The Murdoch family business succession battle offers clear, hard-earned lessons about legacy and family business succession:
- When looking to establish your family business succession plan. Establish clear, detailed governance early, especially with multiple heirs sharing voting rights. Rupert Murdoch’s original family trust gave equal voting to his four eldest children, creating a deadlock risk and power struggles later. Balancing power without clarity can invite conflict and instability in your legacy.
- Decisive succession plans must align control with vision. Rupert wanted Lachlan, who shares his political and strategic outlook, to run the empire alone. This was about preserving legacy beyond money. It’s also about ensuring the business maintained its identity. Succession is as much about culture and leadership as financial inheritance.
- Prepare for family dynamics to complicate legal and business outcomes. The intense disputes, court battles, and multiple legal teams show that emotions and relationships can undermine business continuity if not managed well in advance. Open communication and fair treatment help reduce risks.

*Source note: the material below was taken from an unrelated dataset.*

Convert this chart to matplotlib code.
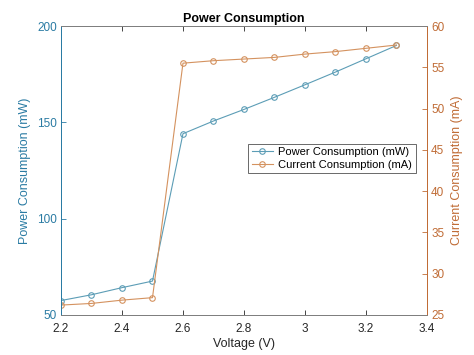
import matplotlib
matplotlib.use("Agg")
import matplotlib.pyplot as plt

plt.rcParams['font.family'] = ['Liberation Sans', 'DejaVu Sans']

voltage = [2.2, 2.3, 2.4, 2.5, 2.6, 2.7, 2.8, 2.9, 3.0, 3.1, 3.2, 3.3]
power_mw = [57.5, 60.5, 64.2, 67.6, 144.1, 150.7, 156.7, 163.0, 169.5, 176.1, 183.0, 189.9]
current_ma = [26.2, 26.4, 26.8, 27.1, 55.5, 55.8, 56.0, 56.2, 56.6, 56.9, 57.3, 57.7]

x_ticks = [2.2, 2.4, 2.6, 2.8, 3.0, 3.2, 3.4]
x_ticklabels = ['2.2', '2.4', '2.6', '2.8', '3', '3.2', '3.4']
left_ticks = [50, 100, 150, 200]
right_ticks = [25, 30, 35, 40, 45, 50, 55, 60]

blue_axis = '#2a7ba3'
orange_axis = '#c06c36'
blue_line = '#5c9db6'
orange_line = '#d4925f'
gray = '#7f7f7f'

fig = plt.figure(figsize=(4.74, 3.55), dpi=100)
ax = fig.add_axes([0.1287, 0.1127, 0.772, 0.814])
ax2 = ax.twinx()

l1, = ax.plot(voltage, power_mw, '-o', color=blue_line, lw=0.8, ms=4,
              mfc='none', mew=0.8, label='Power Consumption (mW)')
l2, = ax2.plot(voltage, current_ma, '-o', color=orange_line, lw=0.8, ms=4,
               mfc='none', mew=0.8, label='Current Consumption (mA)')

ax.set_xlim(2.2, 3.4)
ax.set_ylim(50, 200)
ax2.set_ylim(25, 60)
ax.set_xticks(x_ticks)
ax.set_xticklabels(x_ticklabels)
ax.set_yticks(left_ticks)
ax2.set_yticks(right_ticks)

ax.tick_params(axis='x', direction='in', top=True, length=3.5, width=0.6,
               colors='#262626', labelsize=8.5, pad=6)
ax.tick_params(axis='y', direction='in', length=3.5, width=0.6, colors=blue_axis,
               labelsize=8.5, pad=3)
ax2.tick_params(axis='y', direction='in', length=3.5, width=0.6, colors=orange_axis,
                labelsize=8.5, pad=3)

for a in (ax, ax2):
    a.spines['top'].set_color(gray)
    a.spines['bottom'].set_color(gray)
    a.spines['left'].set_color(blue_axis)
    a.spines['right'].set_color(orange_axis)
    for s in a.spines.values():
        s.set_linewidth(0.7)

ax.set_xlabel('Voltage (V)', fontsize=9, color='#262626', labelpad=2)
ax.set_ylabel('Power Consumption (mW)', fontsize=9, color=blue_axis, labelpad=4)
ax2.set_ylabel('Current Consumption (mA)', fontsize=9, color=orange_axis, labelpad=5)
ax.set_title('Power Consumption', fontsize=9, fontweight='bold', pad=3)

leg = ax2.legend(handles=[l1, l2], loc='upper left', bbox_to_anchor=(0.512, 0.593),
                 fontsize=8, frameon=True, fancybox=False, borderpad=0.3,
                 handlelength=1.9, handletextpad=0.5, labelspacing=0.25,
                 borderaxespad=0)
leg.get_frame().set_edgecolor('#262626')
leg.get_frame().set_linewidth(0.6)

fig.savefig('out.png', dpi=100)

- Conversion of ownership interests may be needed. The $3.3 billion buyout paid to three siblings to give control to Lachlan is a costly but effective way to avoid ongoing public family conflict and split control. Sometimes legacy protection means paying to consolidate decision-making power.
- Include next-generation members thoughtfully. Lachlan’s new trust also includes younger Murdoch children from a second marriage, securing future control without full exclusion. Succession plans must account for blended families and future heirs to prevent future disputes.
- Consider governance beyond death. The Murdoch family trust structure shows the importance of specifying voting rights and continuity mechanisms that survive founder death. Succession plans must safeguard long-term legacy and control for chosen successors.
What do these Family Business Succession lessons mean in practice for more average families with complex assets:
- Start succession talks early and formalize them with clear, legally sound trusts or structures that anticipate family changes. You can’t rely on goodwill or vague arrangements.
- Make sure controlling power links directly to the business vision and values to avoid dilution or drift post-transition.
- Prepare financially for buyouts or compensations that may be necessary to secure control and reduce intra-family conflict.
- Use external professional advisers and mediators to manage family tensions and keep focus on legacy preservation.
- Define roles and ownership carefully in blended family situations and consider mechanisms for evolving next generations.
Ignoring these risks invites prolonged disputes and legacy dilution, with costly emotional and financial impacts. The Murdoch saga is a vivid reminder that succession is a high-stakes, complex process demanding legal, financial, and human skill to get right.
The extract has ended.